Repeat the listing exactly as given, omitting every image.

** Begin **

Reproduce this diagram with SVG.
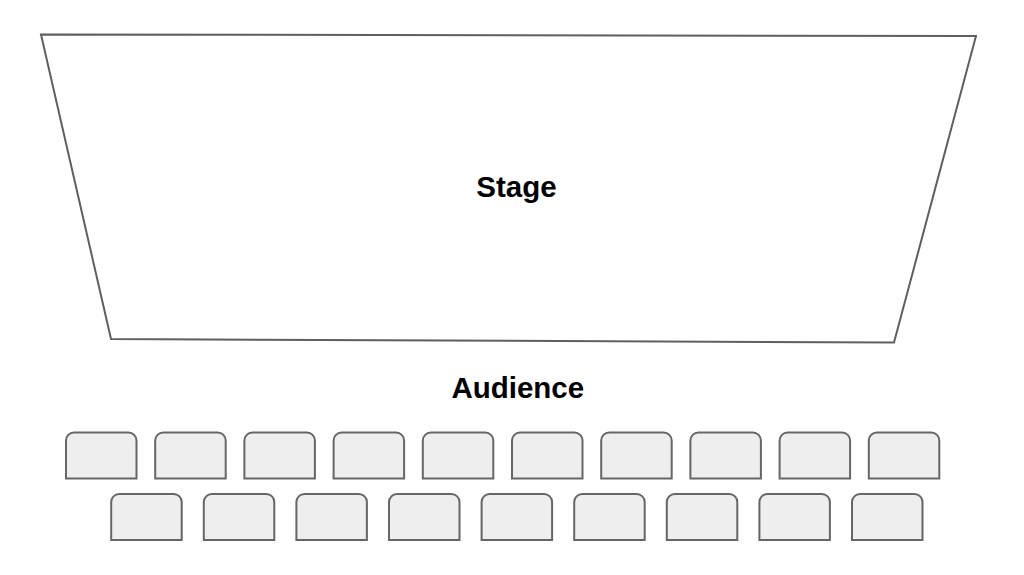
<svg xmlns="http://www.w3.org/2000/svg" xmlns:xlink="http://www.w3.org/1999/xlink" width="1024" height="575" viewBox="0 0 1024 575">
<style>
.stage{fill:#ffffff;stroke:#5f5f5f;stroke-width:2;stroke-linejoin:miter}
.seat{fill:#eeeeee;stroke:#666666;stroke-width:2}
.lbl{font-family:"Liberation Sans",Arial,sans-serif;font-weight:bold;font-size:29.5px;fill:#000;text-anchor:middle}
</style>
<defs>
<path id="seatShape" class="seat" d="M0,46 V8 A8,8 0 0 1 8,0 H62.5 A8,8 0 0 1 70.5,8 V46 Z"/>
</defs>
<rect width="1024" height="575" fill="#ffffff"/>
<g id="stage">
<polygon class="stage" points="41,34.5 976,36 894,342.5 111,339"/>
<text class="lbl" x="516.5" y="196.5">Stage</text>
</g>
<g id="audience-label">
<text class="lbl" x="517.8" y="398">Audience</text>
</g>
<g id="connectors"></g>
<g id="row1">
<g id="seat-1-1"><use xlink:href="#seatShape" href="#seatShape" transform="translate(66,432.5)"/></g>
<g id="seat-1-2"><use href="#seatShape" transform="translate(155.2,432.5)"/></g>
<g id="seat-1-3"><use href="#seatShape" transform="translate(244.4,432.5)"/></g>
<g id="seat-1-4"><use href="#seatShape" transform="translate(333.6,432.5)"/></g>
<g id="seat-1-5"><use href="#seatShape" transform="translate(422.8,432.5)"/></g>
<g id="seat-1-6"><use href="#seatShape" transform="translate(512,432.5)"/></g>
<g id="seat-1-7"><use href="#seatShape" transform="translate(601.2,432.5)"/></g>
<g id="seat-1-8"><use href="#seatShape" transform="translate(690.4,432.5)"/></g>
<g id="seat-1-9"><use href="#seatShape" transform="translate(779.6,432.5)"/></g>
<g id="seat-1-10"><use href="#seatShape" transform="translate(868.8,432.5)"/></g>
</g>
<g id="row2">
<g id="seat-2-1"><use href="#seatShape" transform="translate(111.2,494)"/></g>
<g id="seat-2-2"><use href="#seatShape" transform="translate(203.8,494)"/></g>
<g id="seat-2-3"><use href="#seatShape" transform="translate(296.4,494)"/></g>
<g id="seat-2-4"><use href="#seatShape" transform="translate(389,494)"/></g>
<g id="seat-2-5"><use href="#seatShape" transform="translate(481.6,494)"/></g>
<g id="seat-2-6"><use href="#seatShape" transform="translate(574.2,494)"/></g>
<g id="seat-2-7"><use href="#seatShape" transform="translate(666.8,494)"/></g>
<g id="seat-2-8"><use href="#seatShape" transform="translate(759.4,494)"/></g>
<g id="seat-2-9"><use href="#seatShape" transform="translate(852,494)"/></g>
</g>
</svg>
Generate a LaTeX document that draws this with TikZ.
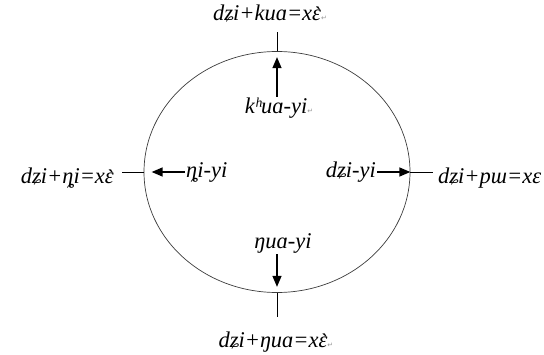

** End **

Right answer:
Reproduce this diagram with SVG.
<svg xmlns="http://www.w3.org/2000/svg" xmlns:xlink="http://www.w3.org/1999/xlink" width="1024" height="575" viewBox="0 0 1024 575">
<style>
.stage{fill:#ffffff;stroke:#5f5f5f;stroke-width:2;stroke-linejoin:miter}
.seat{fill:#eeeeee;stroke:#666666;stroke-width:2}
.lbl{font-family:"Liberation Sans",Arial,sans-serif;font-weight:bold;font-size:29.5px;fill:#000;text-anchor:middle}
</style>
<defs>
<path id="seatShape" class="seat" d="M0,46 V8 A8,8 0 0 1 8,0 H62.5 A8,8 0 0 1 70.5,8 V46 Z"/>
</defs>
<rect width="1024" height="575" fill="#ffffff"/>
<g id="stage">
<polygon class="stage" points="41,34.5 976,36 894,342.5 111,339"/>
<text class="lbl" x="516.5" y="196.5">Stage</text>
</g>
<g id="audience-label">
<text class="lbl" x="517.8" y="398">Audience</text>
</g>
<g id="connectors"></g>
<g id="row1">
<g id="seat-1-1"><use xlink:href="#seatShape" href="#seatShape" transform="translate(66,432.5)"/></g>
<g id="seat-1-2"><use href="#seatShape" transform="translate(155.2,432.5)"/></g>
<g id="seat-1-3"><use href="#seatShape" transform="translate(244.4,432.5)"/></g>
<g id="seat-1-4"><use href="#seatShape" transform="translate(333.6,432.5)"/></g>
<g id="seat-1-5"><use href="#seatShape" transform="translate(422.8,432.5)"/></g>
<g id="seat-1-6"><use href="#seatShape" transform="translate(512,432.5)"/></g>
<g id="seat-1-7"><use href="#seatShape" transform="translate(601.2,432.5)"/></g>
<g id="seat-1-8"><use href="#seatShape" transform="translate(690.4,432.5)"/></g>
<g id="seat-1-9"><use href="#seatShape" transform="translate(779.6,432.5)"/></g>
<g id="seat-1-10"><use href="#seatShape" transform="translate(868.8,432.5)"/></g>
</g>
<g id="row2">
<g id="seat-2-1"><use href="#seatShape" transform="translate(111.2,494)"/></g>
<g id="seat-2-2"><use href="#seatShape" transform="translate(203.8,494)"/></g>
<g id="seat-2-3"><use href="#seatShape" transform="translate(296.4,494)"/></g>
<g id="seat-2-4"><use href="#seatShape" transform="translate(389,494)"/></g>
<g id="seat-2-5"><use href="#seatShape" transform="translate(481.6,494)"/></g>
<g id="seat-2-6"><use href="#seatShape" transform="translate(574.2,494)"/></g>
<g id="seat-2-7"><use href="#seatShape" transform="translate(666.8,494)"/></g>
<g id="seat-2-8"><use href="#seatShape" transform="translate(759.4,494)"/></g>
<g id="seat-2-9"><use href="#seatShape" transform="translate(852,494)"/></g>
</g>
</svg>
Generate a LaTeX document that draws this with TikZ.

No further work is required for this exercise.